Requirements: Write out each line of the listing as it stands, without the images.

Available data:
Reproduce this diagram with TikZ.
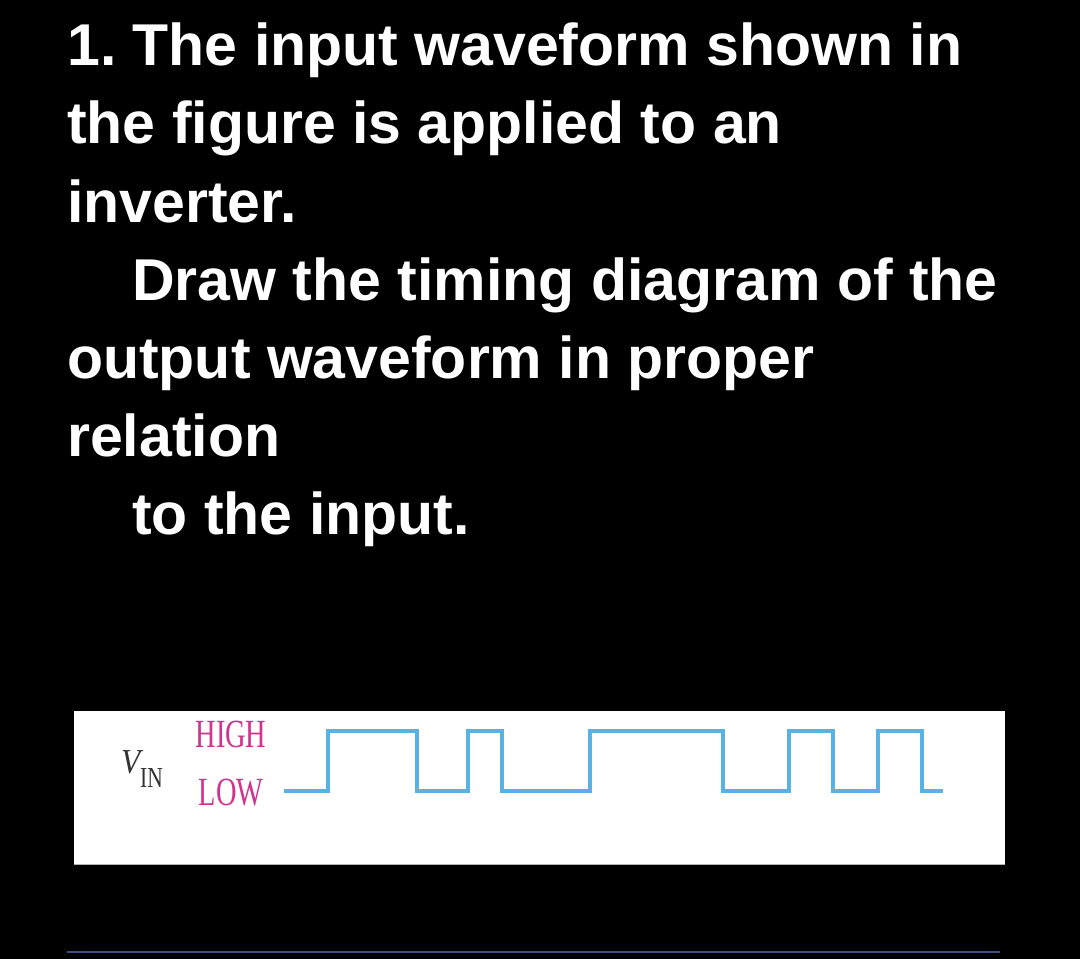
\documentclass[tikz,border=0pt]{standalone}
\usepackage{fontspec}
\setmainfont{Liberation Sans}
\newfontfamily\serifcond{Liberation Serif}
\definecolor{wave}{RGB}{88,178,228}
\definecolor{lvl}{RGB}{208,52,140}
\definecolor{vlab}{RGB}{50,50,50}
\definecolor{rule}{RGB}{64,80,128}
\frenchspacing
\tikzset{
  qline/.style={anchor=base west, inner sep=0pt, text=white, font=\fontsize{59}{59}\selectfont\bfseries},
  lvltext/.style={anchor=base, inner sep=0pt, text=lvl, font=\fontsize{40}{40}\selectfont\serifcond, xscale=0.71},
  vtext/.style={anchor=base west, inner sep=0pt, text=vlab, font=\fontsize{35}{35}\selectfont\serifcond\itshape, xscale=0.9},
  intext/.style={anchor=base west, inner sep=0pt, text=vlab, font=\fontsize{29}{29}\selectfont\serifcond, xscale=0.74},
  wavestyle/.style={draw=wave, line width=3.5pt, line join=miter}
}
\begin{document}
\begin{tikzpicture}[x=1pt,y=-1pt]
\fill[black] (0,0) rectangle (1080,959);
\useasboundingbox (0,0) rectangle (1080,959);
\node[qline] (l1) at (67,65) {1. The input waveform shown in};
\node[qline] (l2) at (67,143) {the figure is applied to an};
\node[qline] (l3) at (67,222) {inverter.};
\node[qline] (l4) at (132,300) {Draw the timing diagram of the};
\node[qline] (l5) at (67,378) {output waveform in proper};
\node[qline] (l6) at (67,456) {relation};
\node[qline] (l7) at (132,534) {to the input.};
% figure panel
\fill[white] (74,711) rectangle (1005,864);
\draw[gray!60, line width=1pt] (74,864) -- (1005,864);
\node[lvltext] (high) at (231,747) {HIGH};
\node[lvltext] (low) at (231,805) {LOW};
\node[vtext] (v) at (121,773) {V};
\node[intext] (in) at (140,787) {IN};
\draw[wavestyle] (284,791) -- (328,791) -- (328,731) -- (417,731) -- (417,791) -- (468,791) -- (468,731) -- (502,731) -- (502,791) -- (590,791) -- (590,731) -- (723,731) -- (723,791) -- (789,791) -- (789,731) -- (833,731) -- (833,791) -- (878,791) -- (878,731) -- (922,731) -- (922,791) -- (943,791);
\coordinate (ra) at (67,952);
\coordinate (rb) at (1000,952);
\draw[rule, line width=2pt] (ra) -- (rb);
\end{tikzpicture}
\end{document}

Written reply:
Reproduce this diagram with TikZ.
\documentclass[tikz,border=0pt]{standalone}
\usepackage{fontspec}
\setmainfont{Liberation Sans}
\newfontfamily\serifcond{Liberation Serif}
\definecolor{wave}{RGB}{88,178,228}
\definecolor{lvl}{RGB}{208,52,140}
\definecolor{vlab}{RGB}{50,50,50}
\definecolor{rule}{RGB}{64,80,128}
\frenchspacing
\tikzset{
  qline/.style={anchor=base west, inner sep=0pt, text=white, font=\fontsize{59}{59}\selectfont\bfseries},
  lvltext/.style={anchor=base, inner sep=0pt, text=lvl, font=\fontsize{40}{40}\selectfont\serifcond, xscale=0.71},
  vtext/.style={anchor=base west, inner sep=0pt, text=vlab, font=\fontsize{35}{35}\selectfont\serifcond\itshape, xscale=0.9},
  intext/.style={anchor=base west, inner sep=0pt, text=vlab, font=\fontsize{29}{29}\selectfont\serifcond, xscale=0.74},
  wavestyle/.style={draw=wave, line width=3.5pt, line join=miter}
}
\begin{document}
\begin{tikzpicture}[x=1pt,y=-1pt]
\fill[black] (0,0) rectangle (1080,959);
\useasboundingbox (0,0) rectangle (1080,959);
\node[qline] (l1) at (67,65) {1. The input waveform shown in};
\node[qline] (l2) at (67,143) {the figure is applied to an};
\node[qline] (l3) at (67,222) {inverter.};
\node[qline] (l4) at (132,300) {Draw the timing diagram of the};
\node[qline] (l5) at (67,378) {output waveform in proper};
\node[qline] (l6) at (67,456) {relation};
\node[qline] (l7) at (132,534) {to the input.};
% figure panel
\fill[white] (74,711) rectangle (1005,864);
\draw[gray!60, line width=1pt] (74,864) -- (1005,864);
\node[lvltext] (high) at (231,747) {HIGH};
\node[lvltext] (low) at (231,805) {LOW};
\node[vtext] (v) at (121,773) {V};
\node[intext] (in) at (140,787) {IN};
\draw[wavestyle] (284,791) -- (328,791) -- (328,731) -- (417,731) -- (417,791) -- (468,791) -- (468,731) -- (502,731) -- (502,791) -- (590,791) -- (590,731) -- (723,731) -- (723,791) -- (789,791) -- (789,731) -- (833,731) -- (833,791) -- (878,791) -- (878,731) -- (922,731) -- (922,791) -- (943,791);
\coordinate (ra) at (67,952);
\coordinate (rb) at (1000,952);
\draw[rule, line width=2pt] (ra) -- (rb);
\end{tikzpicture}
\end{document}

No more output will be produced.